Does the hon. Gentleman want to do away with corporal punishment altogether?

Sir W. BYLES

Certainly.

Lord C. BERESFORD

May I point out that I am an example of corporal punishment. In one school I attended I was more flogged than the whole of the rest of the boys put together, and it did me a great deal of good. An impulsive, ener- getic, high-spirited boy often gets into more trouble and rows than the other lads, and he takes his flogging, and the thing is over. If you are going to punish him in some other way, if he is a high-tempered, spirited boy, and he is kept indoors, or otherwise punished, he will resent it, and the punishment will not have the moral effect which is derived from the use of the cane. The lad takes his caning, and thinks no more of it. He takes his punishment like a man, and it does him a great deal of good. It is true that a boy may be a thief, and a thief is a cur, and it is a very good thing to flog a cur at times; but I am speaking of high-spirited boys who get into mischief and submit to caning without thinking more about it. In the Service corporal punishment has been done away with, but when I joined the Service we had no discipline and plenty of "cat," but now it is thought a good thing to have plenty of discipline and no "cat." When I joined the Service, if a man offended he was flogged. Often a man would use rough remarks about the captain, and, if it was discovered, he was called out. It was a bestial punishment; it was a punishment suited to those days when men could not read or write, and when many of them were convicts, and when many of them were very bad characters, but it would be absolutely horrible now for a man to be tied up and get four dozen. Times have changed, but I still feel that the cane for the boy is good. It is not as if I had not had it myself. I had plenty of it, and I think it did me a great deal of good in those days.

Sir W. BYLES

I do not think that this is the time to discuss the ethics of flogging, but if it were I could find a good deal to say in reply to the Noble Lord, who, no doubt, is a fine specimen of the mature honourable man, notwithstanding the flogging he got in his youth. Neither he nor my right hon. Friend the Parliamentary Secretary have met the point, the only point I made, namely, that this is an attempt to make the Statute agree with the practice.

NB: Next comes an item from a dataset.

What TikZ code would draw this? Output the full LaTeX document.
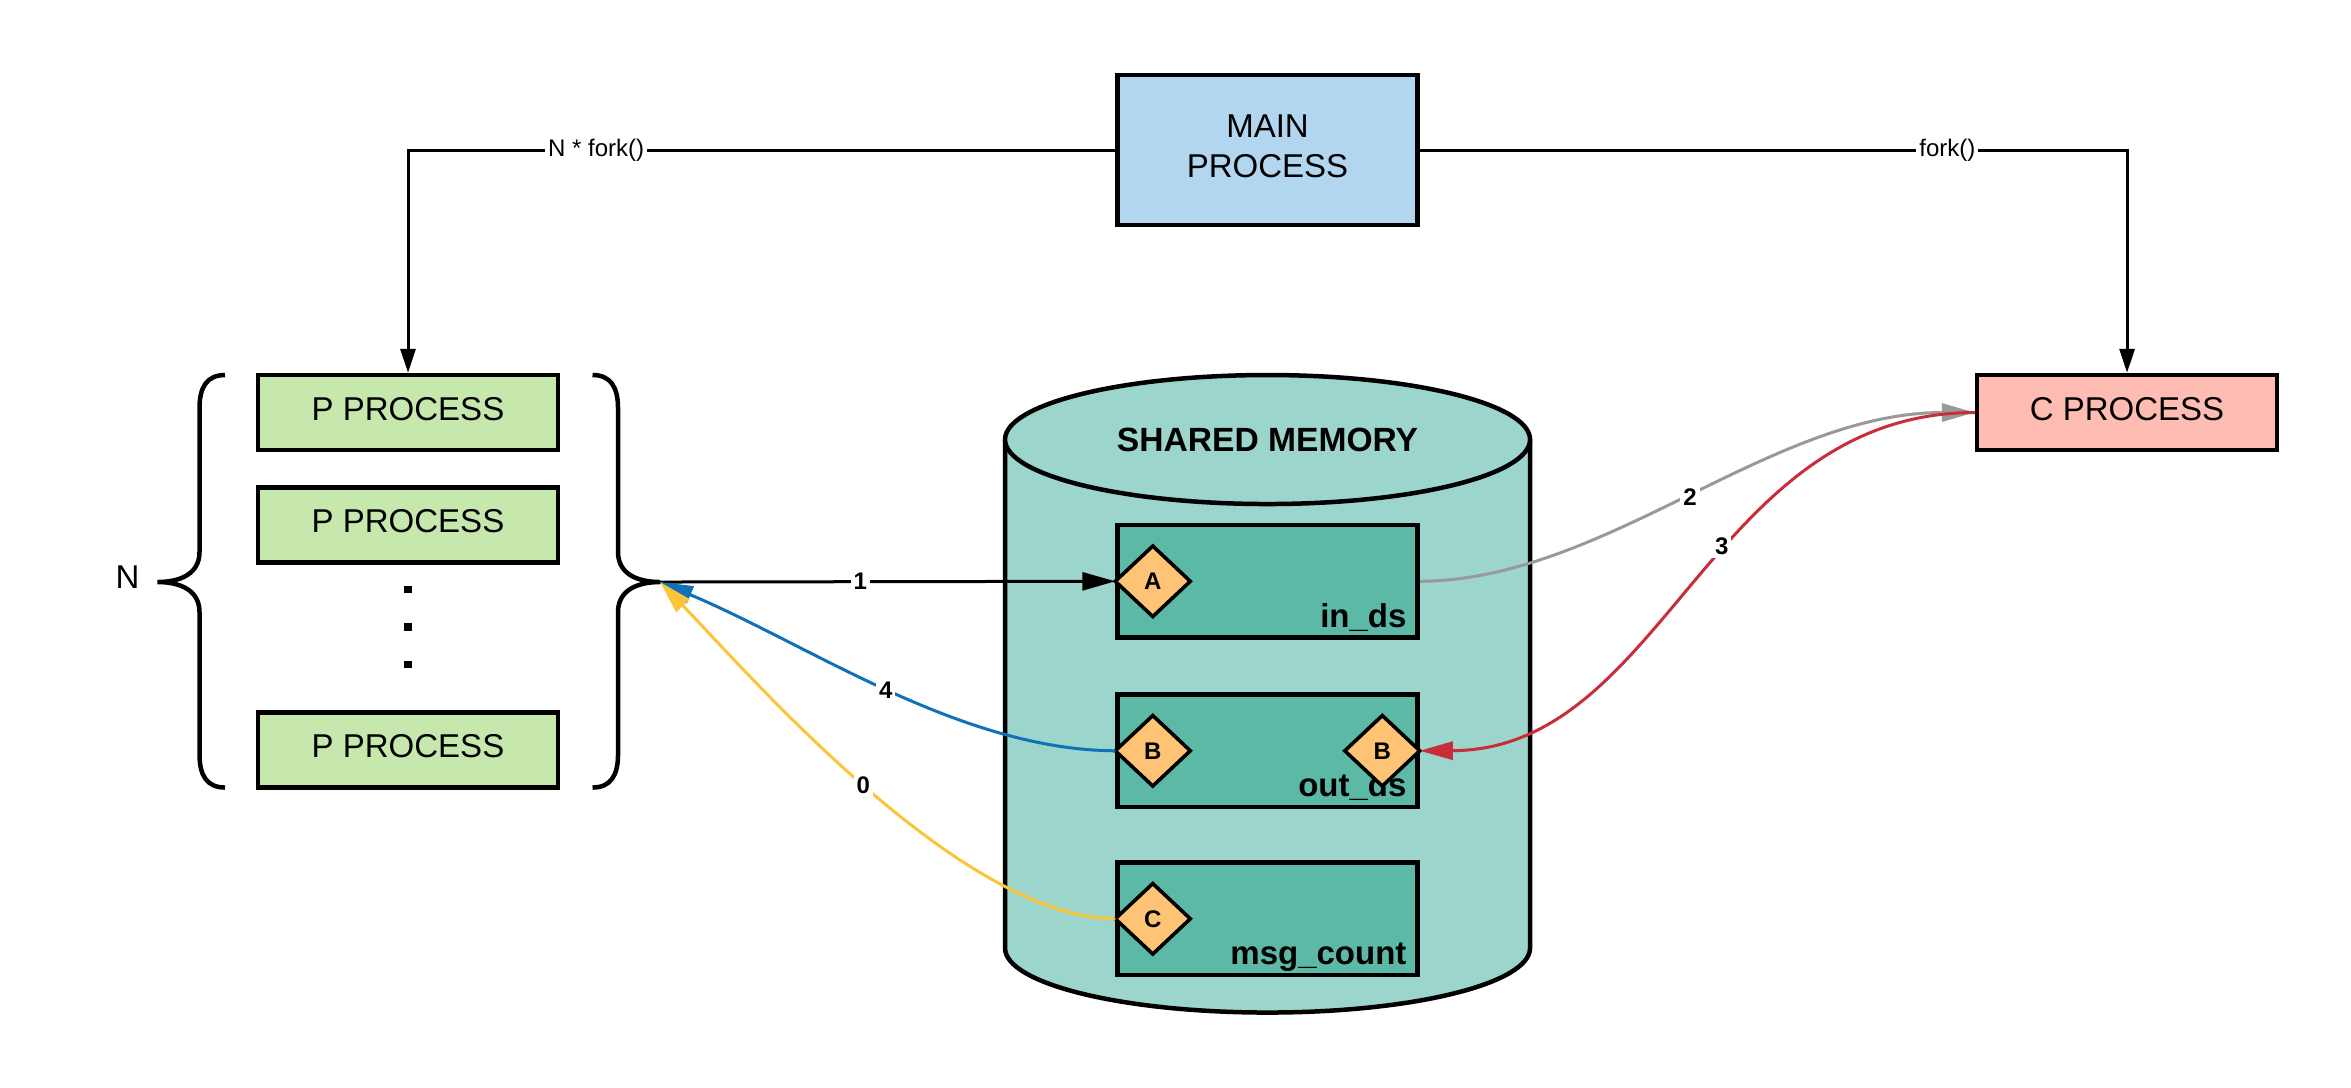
\documentclass[tikz,border=0pt]{standalone}
\usepackage{fontspec}
\setmainfont{Liberation Sans}
\usetikzlibrary{shapes.geometric,arrows.meta}
\definecolor{mainblue}{HTML}{B3D6F0}
\definecolor{pgreen}{HTML}{C6E8AD}
\definecolor{cpink}{HTML}{FFBCB3}
\definecolor{cyl}{HTML}{9BD5CC}
\definecolor{innerteal}{HTML}{5BB9A6}
\definecolor{portorange}{HTML}{FFC375}
\definecolor{cgray}{HTML}{999999}
\definecolor{cred}{HTML}{C92D39}
\definecolor{cblue}{HTML}{1071B9}
\definecolor{cyellow}{HTML}{FCC438}
\begin{document}
\begin{tikzpicture}[x=0.5pt,y=-0.5pt,
  box/.style={draw, line width=1.5pt, minimum width=100pt, minimum height=25pt, inner sep=0pt, text height=8pt, text depth=3pt, font=\fontsize{11}{13.5}\selectfont, align=center},
  membox/.style={draw, line width=1.5pt, fill=innerteal, minimum width=100pt, minimum height=37.5pt, inner sep=0pt},
  portd/.style={diamond, draw, line width=1.2pt, fill=portorange, minimum width=25pt, minimum height=23.5pt, inner sep=0pt, outer sep=0pt, font=\bfseries\fontsize{8}{9}\selectfont},
  conn/.style={line width=1pt},
  forktip/.style={-{Triangle[length=8pt,width=5pt]}},
  bigtip/.style={-{Triangle[length=11pt,width=6pt]}},
  lbl/.style={fill=white, text=black, inner sep=1pt, font=\fontsize{8}{9}\selectfont},
  num/.style={fill=white, text=black, inner sep=1pt, font=\bfseries\fontsize{8}{9}\selectfont},
  memlbl/.style={inner sep=0pt, font=\bfseries\fontsize{11}{13}\selectfont, anchor=base east},
  sqdot/.style={rectangle, fill=black, minimum size=2.6pt, inner sep=0pt},
  brace/.style={line width=1.5pt}
]
\useasboundingbox (0,0) rectangle (1567.3,725.3);

% cylinder (shared memory)
\filldraw[fill=cyl, line width=1.5pt] (670,293) -- (670,632)
  .. controls (670,655.7) and (748.3,675) .. (845,675)
  .. controls (941.7,675) and (1020,655.7) .. (1020,632) -- (1020,293);
\filldraw[fill=cyl, line width=1.5pt] (670,293)
  .. controls (670,269.3) and (748.3,250) .. (845,250)
  .. controls (941.7,250) and (1020,269.3) .. (1020,293)
  .. controls (1020,316.7) and (941.7,336) .. (845,336)
  .. controls (748.3,336) and (670,316.7) .. (670,293);
\node[font=\bfseries\fontsize{11.2}{12}\selectfont] (shm) at (845,293) {SHARED MEMORY};

% processes
\node[box, fill=mainblue, minimum height=50pt, text height=21.5pt, text depth=3pt] (main) at (845,100) {MAIN\\PROCESS};
\node[box, fill=pgreen] (p1) at (272,275) {P PROCESS};
\node[box, fill=pgreen] (p2) at (272,350) {P PROCESS};
\node[box, fill=pgreen] (p3) at (272,500) {P PROCESS};
\node[box, fill=cpink] (cp) at (1418,275) {C PROCESS};

\node[sqdot] (d1) at (272,393) {};
\node[sqdot] (d2) at (272,418) {};
\node[sqdot] (d3) at (272,443) {};

% braces
\coordinate (lt) at (105,388);
\coordinate (rt) at (440,388);
\draw[brace] (150,250) .. controls (138,250) and (133,258) .. (133,272) -- (133,368)
  .. controls (133,382) and (121,388) .. (lt)
  .. controls (121,388) and (133,394) .. (133,408) -- (133,503)
  .. controls (133,517) and (138,525) .. (150,525);
\draw[brace] (395,250) .. controls (407,250) and (412,258) .. (412,272) -- (412,368)
  .. controls (412,382) and (424,388) .. (rt)
  .. controls (424,388) and (412,394) .. (412,408) -- (412,503)
  .. controls (412,517) and (407,525) .. (395,525);
\node[font=\fontsize{11}{13}\selectfont] (nlab) at (85,385) {N};

% memory structures
\node[membox] (inds) at (845,387.5) {};
\node[membox] (outds) at (845,500.5) {};
\node[membox] (msg) at (845,612.5) {};
\node[memlbl] (indsl) at (938,418) {in\_ds};
\node[memlbl] (outdsl) at (938,531) {out\_ds};
\node[memlbl] (msgl) at (938,643) {msg\_count};
\node[portd, anchor=west] (pa) at (inds.west) {A};
\node[portd, anchor=west] (pb1) at (outds.west) {B};
\node[portd, anchor=east] (pb2) at (outds.east) {B};
\node[portd, anchor=west] (pc) at (msg.west) {C};

% fork connectors
\draw[conn, forktip] (main.west) -| node[lbl, pos=0.367] (fl1) {N * fork()} (p1.north);
\draw[conn, forktip] (main.east) -| node[lbl, pos=0.373] (fl2) {fork()} (cp.north);

% data flow
\draw[conn, bigtip] (rt) -- node[num, pos=0.44] (n1) {1} (pa.west);
\draw[conn, cgray, bigtip] (inds.east) .. controls (1070,387) and (1180,275) .. node[num, pos=0.5] (n2) {2} (cp.west);
\draw[conn, cred, bigtip] (cp.west) .. controls (1140,275) and (1110,500) .. node[num, pos=0.43] (n3) {3} (pb2.east);
\draw[conn, cblue, bigtip] (pb1.west) .. controls (640,500) and (540,430) .. node[num, pos=0.5] (n4) {4} (rt);
\draw[conn, cyellow, bigtip] (pc.west) .. controls (640,612) and (500,450) .. node[num, pos=0.5] (n0) {0} (rt);
\end{tikzpicture}
\end{document}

The right hon. Gentleman has explained to us what the practice is in the Navy with regard to flogging, and I should like him to tell us what can be the objection to making that practice statutory.

Dr. MACNAMARA

Without going into that question, I am afraid it could not be done in this Bill, which we bring in as an emergency measure.

Sir W. BYLES

I beg to withdraw the proposed new Clause.

Motion and Clause, by leave, withdrawn.

Bill reported; as amended, considered; read the third time, and passed.